Spanish Cultural Heritage
- Official name: Santuario de Nuestra Señora de Estíbaliz
- Type: Non-movable
- Criteria: Monument
- Designated: 1931
- Reference no.: RI-51-0000358

= Sanctuary of Nuestra Señora de Estíbaliz =

The Sanctuary of Nuestra Señora de Estíbaliz (Estibalizko Andre Mariaren santutegia; Spanish: Santuario de Nuestra Señora de Estíbaliz) is a sanctuary located in Argandoña within the municipality of Vitoria-Gasteiz, Álava, Spain. It is surrounded with green forests and it has the view of the entire province as it is located in a small hill 9 km away from the city of Vitoria-Gasteiz. Here stands the patroness of Álava. It was declared Bien de Interés Cultural in 1931.

==History==

The site and the Lady of Estibaliz are first attested on a 962 Navarrese royal charter. The present-day sanctuary was built in the 11th century, and it is a true jewel of Romanesque art. In 1138 it was donated to the benedictine monks of Nájera, who preserved it until 1431 when they sold it to lord Fernán Pérez de Ayala, son of the famous King Enrique de Castilla's chancellor, lord Pedro López de Ayala.

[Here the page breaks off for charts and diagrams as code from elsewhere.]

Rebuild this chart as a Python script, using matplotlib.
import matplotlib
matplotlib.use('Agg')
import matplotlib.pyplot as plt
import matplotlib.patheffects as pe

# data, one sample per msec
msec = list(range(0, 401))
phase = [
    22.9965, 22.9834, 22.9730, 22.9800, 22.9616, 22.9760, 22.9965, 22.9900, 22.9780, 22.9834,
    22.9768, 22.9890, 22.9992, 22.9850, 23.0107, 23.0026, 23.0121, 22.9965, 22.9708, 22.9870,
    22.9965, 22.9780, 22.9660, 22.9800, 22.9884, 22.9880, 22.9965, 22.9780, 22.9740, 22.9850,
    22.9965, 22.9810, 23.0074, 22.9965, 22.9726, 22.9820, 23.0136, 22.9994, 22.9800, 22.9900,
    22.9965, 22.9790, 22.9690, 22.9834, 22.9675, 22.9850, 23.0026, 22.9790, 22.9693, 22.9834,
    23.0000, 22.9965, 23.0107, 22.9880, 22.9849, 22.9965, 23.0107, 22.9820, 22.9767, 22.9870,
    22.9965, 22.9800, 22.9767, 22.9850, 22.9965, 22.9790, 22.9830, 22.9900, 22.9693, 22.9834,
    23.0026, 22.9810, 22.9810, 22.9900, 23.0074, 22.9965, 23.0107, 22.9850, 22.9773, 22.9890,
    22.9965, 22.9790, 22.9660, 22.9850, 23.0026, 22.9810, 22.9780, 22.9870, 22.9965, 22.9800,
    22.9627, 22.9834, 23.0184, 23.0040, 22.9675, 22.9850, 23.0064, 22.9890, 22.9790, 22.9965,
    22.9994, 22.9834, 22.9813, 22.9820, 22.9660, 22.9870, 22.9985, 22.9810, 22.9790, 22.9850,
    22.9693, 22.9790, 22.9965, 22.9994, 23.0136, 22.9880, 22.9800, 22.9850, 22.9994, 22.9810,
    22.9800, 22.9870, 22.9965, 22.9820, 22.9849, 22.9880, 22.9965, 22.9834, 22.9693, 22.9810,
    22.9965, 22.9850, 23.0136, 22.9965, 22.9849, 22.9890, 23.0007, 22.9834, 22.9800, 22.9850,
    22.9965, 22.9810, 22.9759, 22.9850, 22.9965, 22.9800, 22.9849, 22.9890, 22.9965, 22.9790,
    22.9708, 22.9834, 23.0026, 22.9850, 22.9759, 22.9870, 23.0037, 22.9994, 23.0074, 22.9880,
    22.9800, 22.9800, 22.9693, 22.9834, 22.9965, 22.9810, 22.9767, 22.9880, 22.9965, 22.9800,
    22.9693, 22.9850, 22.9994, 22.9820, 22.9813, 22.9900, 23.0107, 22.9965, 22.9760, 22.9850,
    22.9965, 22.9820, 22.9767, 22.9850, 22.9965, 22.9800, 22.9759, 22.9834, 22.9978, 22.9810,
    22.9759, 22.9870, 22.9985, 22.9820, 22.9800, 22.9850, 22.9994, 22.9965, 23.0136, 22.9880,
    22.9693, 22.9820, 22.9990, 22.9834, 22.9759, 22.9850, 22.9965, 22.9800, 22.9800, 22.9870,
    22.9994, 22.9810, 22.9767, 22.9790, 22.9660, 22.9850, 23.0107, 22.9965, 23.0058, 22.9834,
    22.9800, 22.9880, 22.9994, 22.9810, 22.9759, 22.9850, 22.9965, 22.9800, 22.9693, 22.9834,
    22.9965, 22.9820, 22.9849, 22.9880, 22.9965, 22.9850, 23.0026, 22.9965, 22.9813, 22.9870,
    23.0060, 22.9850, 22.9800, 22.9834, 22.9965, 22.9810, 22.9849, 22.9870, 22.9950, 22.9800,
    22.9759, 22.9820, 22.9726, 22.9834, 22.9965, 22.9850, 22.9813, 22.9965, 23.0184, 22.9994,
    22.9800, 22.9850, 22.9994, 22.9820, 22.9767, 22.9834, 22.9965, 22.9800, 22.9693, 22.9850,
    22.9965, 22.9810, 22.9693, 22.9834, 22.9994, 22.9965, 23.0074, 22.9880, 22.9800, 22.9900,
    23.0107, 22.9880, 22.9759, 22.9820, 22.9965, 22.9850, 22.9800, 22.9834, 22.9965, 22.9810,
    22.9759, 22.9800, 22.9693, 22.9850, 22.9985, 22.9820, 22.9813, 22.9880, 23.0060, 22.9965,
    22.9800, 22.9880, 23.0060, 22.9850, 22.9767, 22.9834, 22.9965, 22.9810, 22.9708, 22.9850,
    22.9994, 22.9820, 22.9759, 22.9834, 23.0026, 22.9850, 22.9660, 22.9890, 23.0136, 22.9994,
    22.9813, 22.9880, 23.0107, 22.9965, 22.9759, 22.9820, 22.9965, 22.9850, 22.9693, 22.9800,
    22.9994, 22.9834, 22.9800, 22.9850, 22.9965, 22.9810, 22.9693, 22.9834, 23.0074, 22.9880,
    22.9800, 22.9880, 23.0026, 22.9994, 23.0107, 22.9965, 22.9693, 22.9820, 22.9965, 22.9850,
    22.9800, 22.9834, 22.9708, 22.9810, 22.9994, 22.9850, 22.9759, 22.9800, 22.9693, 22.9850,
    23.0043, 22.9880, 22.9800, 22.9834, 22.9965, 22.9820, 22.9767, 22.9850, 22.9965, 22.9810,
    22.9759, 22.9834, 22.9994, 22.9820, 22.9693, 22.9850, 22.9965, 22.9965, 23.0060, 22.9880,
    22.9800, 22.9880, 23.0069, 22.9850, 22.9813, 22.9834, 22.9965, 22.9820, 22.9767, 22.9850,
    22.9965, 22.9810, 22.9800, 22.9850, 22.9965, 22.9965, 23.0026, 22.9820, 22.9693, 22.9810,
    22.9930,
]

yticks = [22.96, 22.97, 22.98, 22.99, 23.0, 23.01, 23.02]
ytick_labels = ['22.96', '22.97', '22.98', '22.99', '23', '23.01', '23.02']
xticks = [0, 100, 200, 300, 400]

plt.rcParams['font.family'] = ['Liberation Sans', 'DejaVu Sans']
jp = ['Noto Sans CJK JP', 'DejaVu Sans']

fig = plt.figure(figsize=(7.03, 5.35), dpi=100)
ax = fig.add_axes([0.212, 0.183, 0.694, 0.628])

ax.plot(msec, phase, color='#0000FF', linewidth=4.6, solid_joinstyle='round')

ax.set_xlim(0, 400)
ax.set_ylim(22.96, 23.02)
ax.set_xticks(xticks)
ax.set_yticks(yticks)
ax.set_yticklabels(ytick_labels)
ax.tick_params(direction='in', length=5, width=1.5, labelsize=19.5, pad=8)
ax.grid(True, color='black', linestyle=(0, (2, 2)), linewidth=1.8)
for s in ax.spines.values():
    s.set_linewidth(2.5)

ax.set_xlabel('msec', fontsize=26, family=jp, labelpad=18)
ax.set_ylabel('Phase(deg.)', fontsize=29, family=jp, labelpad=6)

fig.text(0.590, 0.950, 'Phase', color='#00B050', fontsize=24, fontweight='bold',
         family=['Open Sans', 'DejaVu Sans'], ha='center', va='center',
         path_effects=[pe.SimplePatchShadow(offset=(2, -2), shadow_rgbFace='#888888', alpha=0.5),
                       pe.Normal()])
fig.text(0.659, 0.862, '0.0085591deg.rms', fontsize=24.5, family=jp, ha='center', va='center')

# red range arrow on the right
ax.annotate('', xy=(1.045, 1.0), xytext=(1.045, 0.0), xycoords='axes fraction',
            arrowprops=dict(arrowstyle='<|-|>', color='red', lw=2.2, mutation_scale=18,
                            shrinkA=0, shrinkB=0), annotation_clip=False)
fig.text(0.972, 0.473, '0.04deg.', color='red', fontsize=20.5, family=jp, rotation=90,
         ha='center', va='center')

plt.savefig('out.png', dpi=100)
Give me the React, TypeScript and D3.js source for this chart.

Later, the sanctuary was donated to Santiago's hospital in the city of Vitoria-Gasteiz. In 1542, the donator's inheritor ordered its restoration. The new parts of the sanctuary, most of them restored, were built between the 12th and 13th centuries.

During the 20th century, many young pupils received instruction here with a special focus on religious vocation. Bearing witness to its gone heyday, a Basque-Navarrese Railway line had its terminus in the sanctuary, nowadays dismantled.

==Nowadays==

Even though it has been damaged over time and during the civil wars what it still exists shows its archaeological value. Some of its details are: the simple floor crowned with three apses, the columns decorated with curious embellished capitals, the font and the front stone of Christ's altar.

==The sanctuary==

In its south part there is the Porta Speciossa which has a different stile and details. Home of two archivolts and targeted overall, decorated richly with motifs and interlacing that seems to arise from the jaws of a little lion from whom comes the exterior archivolt of the east. In top we can see a mullioned window belfry.
The headboard shows in its cylinder center two semi columns topped in two capitals that remain much under the current ledge, indicating with this its primitive height. Only the south apse has a small window decorated with an archivolt and under the central eaves are some decorated corbels and even a capital decorated with a double tail mermaid.

The cover decoration is pointillist and lush. We can see interlacing and geometric decorative motifs in columns. The capitals that crown the columns have also very curious details as some scrollwork or some little heads.
The angel and the Virgin are located on top of a little column in the front door. Both the characters seem to be walking transmitting the lightness of the moment.